▶ GIVEN EXERCISE: Restate the data exactly as given and keep the pictures out.

▶ DATA EXCERPT:
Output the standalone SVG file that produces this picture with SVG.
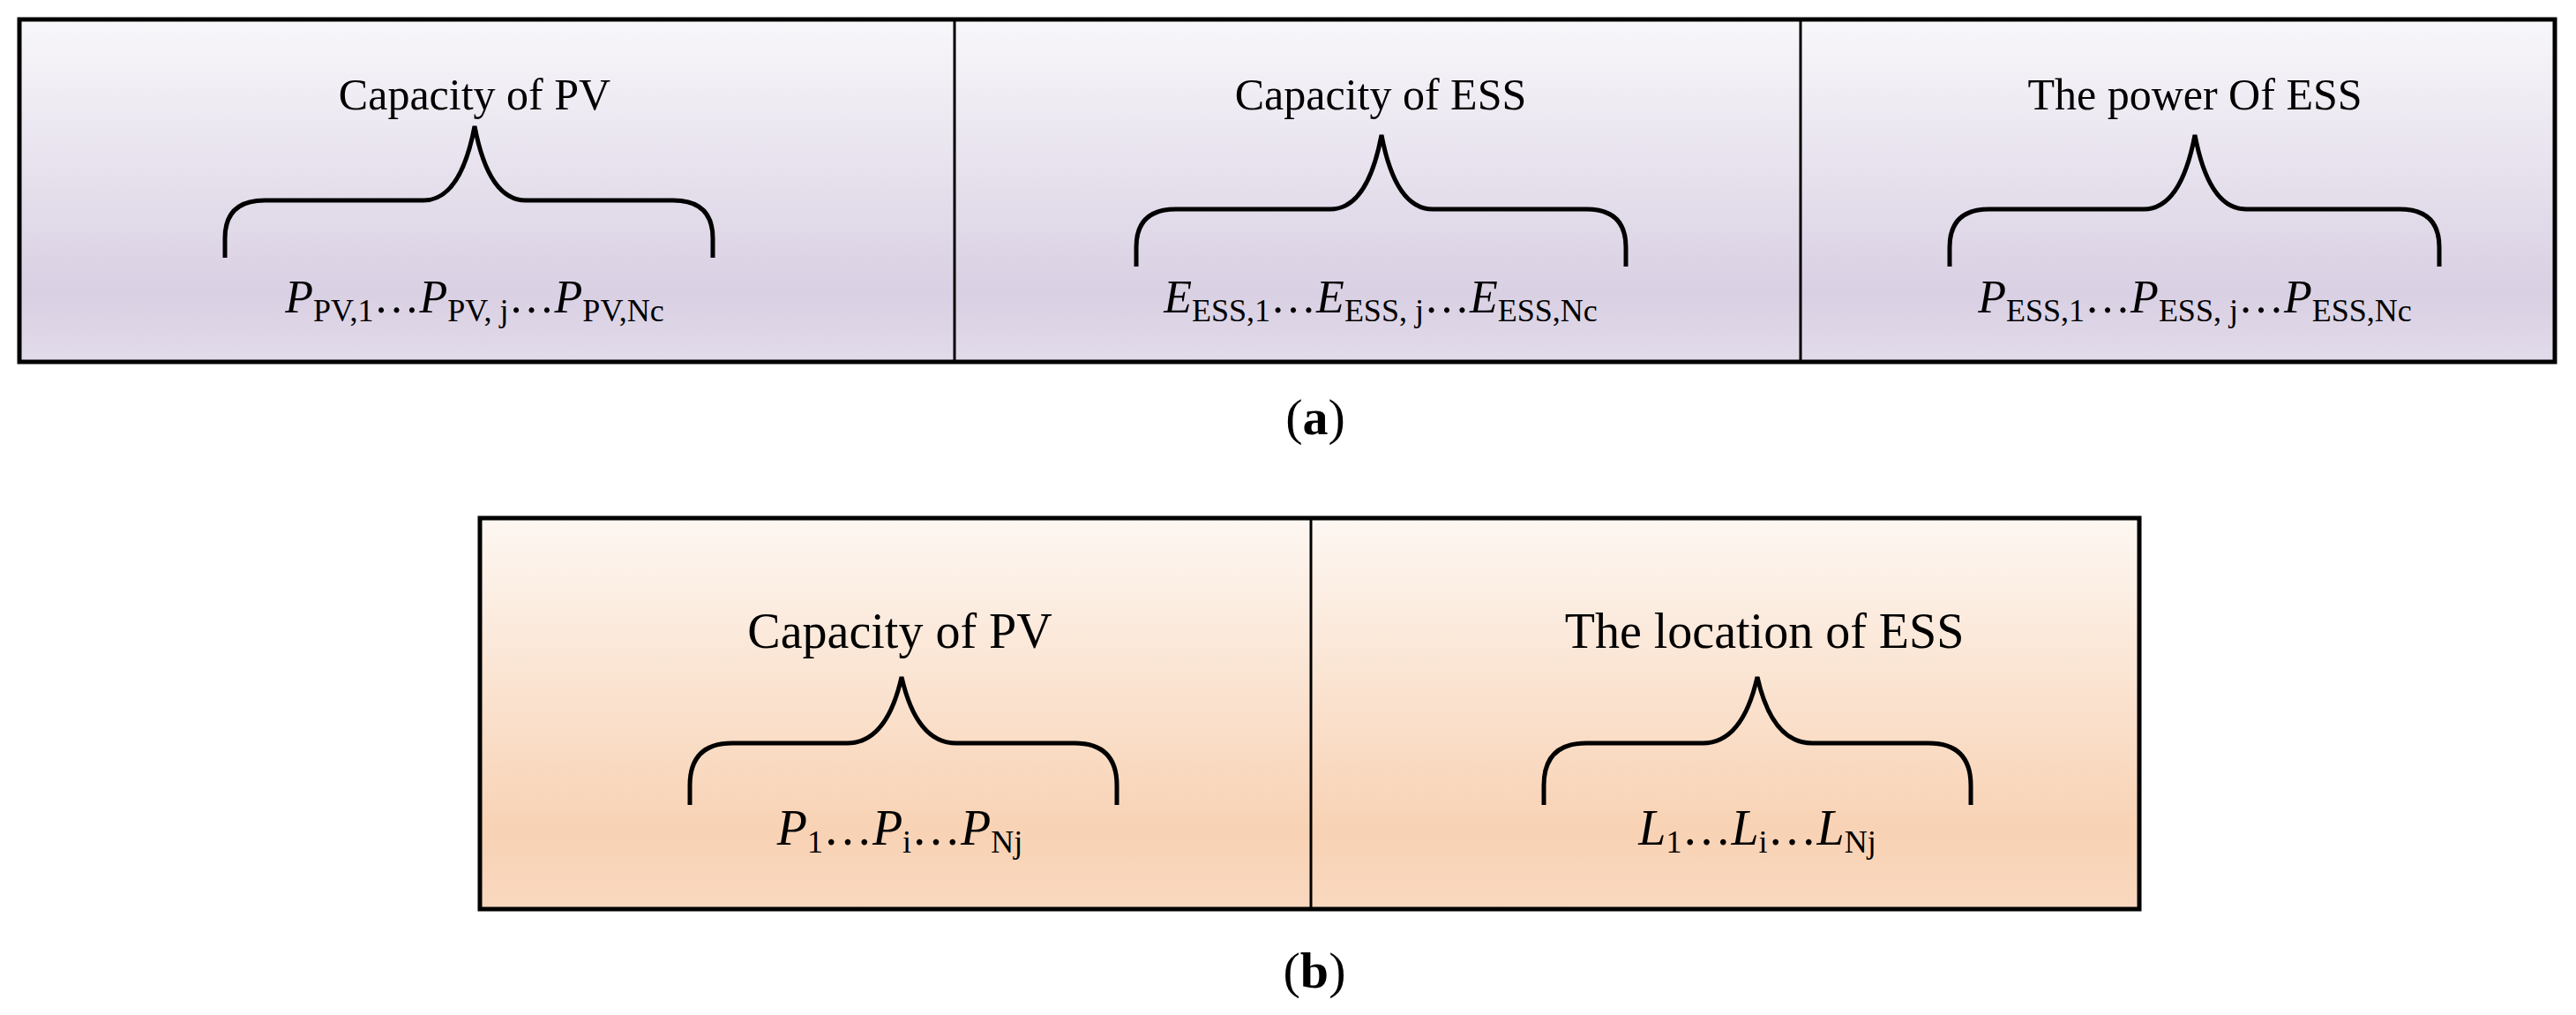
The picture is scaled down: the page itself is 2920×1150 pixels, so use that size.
<svg xmlns="http://www.w3.org/2000/svg" width="2920" height="1150" viewBox="0 0 2920 1150">
<defs>
<linearGradient id="ga" x1="0" y1="0" x2="0" y2="1"><stop offset="0" stop-color="#f8f7fa"/><stop offset="0.8" stop-color="#d9d0e3"/><stop offset="1" stop-color="#e2dbea"/></linearGradient>
<linearGradient id="gb" x1="0" y1="0" x2="0" y2="1"><stop offset="0" stop-color="#fdf7f2"/><stop offset="0.8" stop-color="#f8d2b4"/><stop offset="1" stop-color="#f9d8bf"/></linearGradient>
</defs>
<style>
.box{stroke:#000;stroke-width:5}
.div{stroke:#000;stroke-width:3}
.br{fill:none;stroke:#000;stroke-width:5}
text{font-family:"Liberation Serif","Times New Roman",serif;fill:#000;text-anchor:middle}
.t{font-size:50px}
.tb{font-size:56px}
.f{font-size:52px}
.fb{font-size:56px}
.i{font-style:italic}
.s{font-size:36px}
.lab{font-size:58px}
</style>
<g id="panel-a">
<rect class="box" x="22" y="22" width="2874" height="388" fill="url(#ga)"/>
<line class="div" x1="1082" y1="22" x2="1082" y2="410"/>
<line class="div" x1="2041" y1="22" x2="2041" y2="410"/>
</g>
<g id="a1">
<text class="t" x="538" y="124">Capacity of PV</text>
<path class="br" d="M255,292 V270 Q255,227 300,227 H480 Q522,227 538,143 Q554,227 596,227 H763 Q808,227 808,270 V292"/>
<text class="f" x="538" y="354"><tspan class="i">P</tspan><tspan class="s" dy="10">PV,1</tspan><tspan dy="-10">…</tspan><tspan class="i">P</tspan><tspan class="s" dy="10">PV, j</tspan><tspan dy="-10">…</tspan><tspan class="i">P</tspan><tspan class="s" dy="10">PV,Nc</tspan></text>
</g>
<g id="a2">
<text class="t" x="1565" y="124">Capacity of ESS</text>
<path class="br" d="M1288,302 V280 Q1288,237 1333,237 H1508 Q1550,237 1566,153 Q1582,237 1624,237 H1798 Q1843,237 1843,280 V302"/>
<text class="f" x="1565" y="354"><tspan class="i">E</tspan><tspan class="s" dy="10">ESS,1</tspan><tspan dy="-10">…</tspan><tspan class="i">E</tspan><tspan class="s" dy="10">ESS, j</tspan><tspan dy="-10">…</tspan><tspan class="i">E</tspan><tspan class="s" dy="10">ESS,Nc</tspan></text>
</g>
<g id="a3">
<text class="t" x="2488" y="124">The power Of ESS</text>
<path class="br" d="M2210,302 V280 Q2210,237 2255,237 H2430 Q2472,237 2488,153 Q2504,237 2546,237 H2720 Q2765,237 2765,280 V302"/>
<text class="f" x="2488" y="354"><tspan class="i">P</tspan><tspan class="s" dy="10">ESS,1</tspan><tspan dy="-10">…</tspan><tspan class="i">P</tspan><tspan class="s" dy="10">ESS, j</tspan><tspan dy="-10">…</tspan><tspan class="i">P</tspan><tspan class="s" dy="10">ESS,Nc</tspan></text>
</g>
<text class="lab" x="1491" y="492">(<tspan font-weight="bold">a</tspan>)</text>
<g id="panel-b">
<rect class="box" x="544" y="587" width="1881" height="443" fill="url(#gb)"/>
<line class="div" x1="1486" y1="587" x2="1486" y2="1030"/>
</g>
<g id="b1">
<text class="tb" x="1020" y="734">Capacity of PV</text>
<path class="br" d="M782,912 V890 Q782,842 830,842 H960 Q1005,842 1022,767 Q1039,842 1084,842 H1218 Q1266,842 1266,890 V912"/>
<text class="fb" x="1020" y="957"><tspan class="i">P</tspan><tspan class="s" dy="9">1</tspan><tspan dy="-9">…</tspan><tspan class="i">P</tspan><tspan class="s" dy="9">i</tspan><tspan dy="-9">…</tspan><tspan class="i">P</tspan><tspan class="s" dy="9">Nj</tspan></text>
</g>
<g id="b2">
<text class="tb" x="2000" y="734">The location of ESS</text>
<path class="br" d="M1750,912 V890 Q1750,842 1798,842 H1930 Q1975,842 1992,767 Q2009,842 2054,842 H2186 Q2234,842 2234,890 V912"/>
<text class="fb" x="1992" y="957"><tspan class="i">L</tspan><tspan class="s" dy="9">1</tspan><tspan dy="-9">…</tspan><tspan class="i">L</tspan><tspan class="s" dy="9">i</tspan><tspan dy="-9">…</tspan><tspan class="i">L</tspan><tspan class="s" dy="9">Nj</tspan></text>
</g>
<text class="lab" x="1490" y="1119">(<tspan font-weight="bold">b</tspan>)</text>
<g id="connectors"/>
</svg>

▶ EXERCISE ANSWER:
Output the standalone SVG file that produces this picture with SVG.
The picture is scaled down: the page itself is 2920×1150 pixels, so use that size.
<svg xmlns="http://www.w3.org/2000/svg" width="2920" height="1150" viewBox="0 0 2920 1150">
<defs>
<linearGradient id="ga" x1="0" y1="0" x2="0" y2="1"><stop offset="0" stop-color="#f8f7fa"/><stop offset="0.8" stop-color="#d9d0e3"/><stop offset="1" stop-color="#e2dbea"/></linearGradient>
<linearGradient id="gb" x1="0" y1="0" x2="0" y2="1"><stop offset="0" stop-color="#fdf7f2"/><stop offset="0.8" stop-color="#f8d2b4"/><stop offset="1" stop-color="#f9d8bf"/></linearGradient>
</defs>
<style>
.box{stroke:#000;stroke-width:5}
.div{stroke:#000;stroke-width:3}
.br{fill:none;stroke:#000;stroke-width:5}
text{font-family:"Liberation Serif","Times New Roman",serif;fill:#000;text-anchor:middle}
.t{font-size:50px}
.tb{font-size:56px}
.f{font-size:52px}
.fb{font-size:56px}
.i{font-style:italic}
.s{font-size:36px}
.lab{font-size:58px}
</style>
<g id="panel-a">
<rect class="box" x="22" y="22" width="2874" height="388" fill="url(#ga)"/>
<line class="div" x1="1082" y1="22" x2="1082" y2="410"/>
<line class="div" x1="2041" y1="22" x2="2041" y2="410"/>
</g>
<g id="a1">
<text class="t" x="538" y="124">Capacity of PV</text>
<path class="br" d="M255,292 V270 Q255,227 300,227 H480 Q522,227 538,143 Q554,227 596,227 H763 Q808,227 808,270 V292"/>
<text class="f" x="538" y="354"><tspan class="i">P</tspan><tspan class="s" dy="10">PV,1</tspan><tspan dy="-10">…</tspan><tspan class="i">P</tspan><tspan class="s" dy="10">PV, j</tspan><tspan dy="-10">…</tspan><tspan class="i">P</tspan><tspan class="s" dy="10">PV,Nc</tspan></text>
</g>
<g id="a2">
<text class="t" x="1565" y="124">Capacity of ESS</text>
<path class="br" d="M1288,302 V280 Q1288,237 1333,237 H1508 Q1550,237 1566,153 Q1582,237 1624,237 H1798 Q1843,237 1843,280 V302"/>
<text class="f" x="1565" y="354"><tspan class="i">E</tspan><tspan class="s" dy="10">ESS,1</tspan><tspan dy="-10">…</tspan><tspan class="i">E</tspan><tspan class="s" dy="10">ESS, j</tspan><tspan dy="-10">…</tspan><tspan class="i">E</tspan><tspan class="s" dy="10">ESS,Nc</tspan></text>
</g>
<g id="a3">
<text class="t" x="2488" y="124">The power Of ESS</text>
<path class="br" d="M2210,302 V280 Q2210,237 2255,237 H2430 Q2472,237 2488,153 Q2504,237 2546,237 H2720 Q2765,237 2765,280 V302"/>
<text class="f" x="2488" y="354"><tspan class="i">P</tspan><tspan class="s" dy="10">ESS,1</tspan><tspan dy="-10">…</tspan><tspan class="i">P</tspan><tspan class="s" dy="10">ESS, j</tspan><tspan dy="-10">…</tspan><tspan class="i">P</tspan><tspan class="s" dy="10">ESS,Nc</tspan></text>
</g>
<text class="lab" x="1491" y="492">(<tspan font-weight="bold">a</tspan>)</text>
<g id="panel-b">
<rect class="box" x="544" y="587" width="1881" height="443" fill="url(#gb)"/>
<line class="div" x1="1486" y1="587" x2="1486" y2="1030"/>
</g>
<g id="b1">
<text class="tb" x="1020" y="734">Capacity of PV</text>
<path class="br" d="M782,912 V890 Q782,842 830,842 H960 Q1005,842 1022,767 Q1039,842 1084,842 H1218 Q1266,842 1266,890 V912"/>
<text class="fb" x="1020" y="957"><tspan class="i">P</tspan><tspan class="s" dy="9">1</tspan><tspan dy="-9">…</tspan><tspan class="i">P</tspan><tspan class="s" dy="9">i</tspan><tspan dy="-9">…</tspan><tspan class="i">P</tspan><tspan class="s" dy="9">Nj</tspan></text>
</g>
<g id="b2">
<text class="tb" x="2000" y="734">The location of ESS</text>
<path class="br" d="M1750,912 V890 Q1750,842 1798,842 H1930 Q1975,842 1992,767 Q2009,842 2054,842 H2186 Q2234,842 2234,890 V912"/>
<text class="fb" x="1992" y="957"><tspan class="i">L</tspan><tspan class="s" dy="9">1</tspan><tspan dy="-9">…</tspan><tspan class="i">L</tspan><tspan class="s" dy="9">i</tspan><tspan dy="-9">…</tspan><tspan class="i">L</tspan><tspan class="s" dy="9">Nj</tspan></text>
</g>
<text class="lab" x="1490" y="1119">(<tspan font-weight="bold">b</tspan>)</text>
<g id="connectors"/>
</svg>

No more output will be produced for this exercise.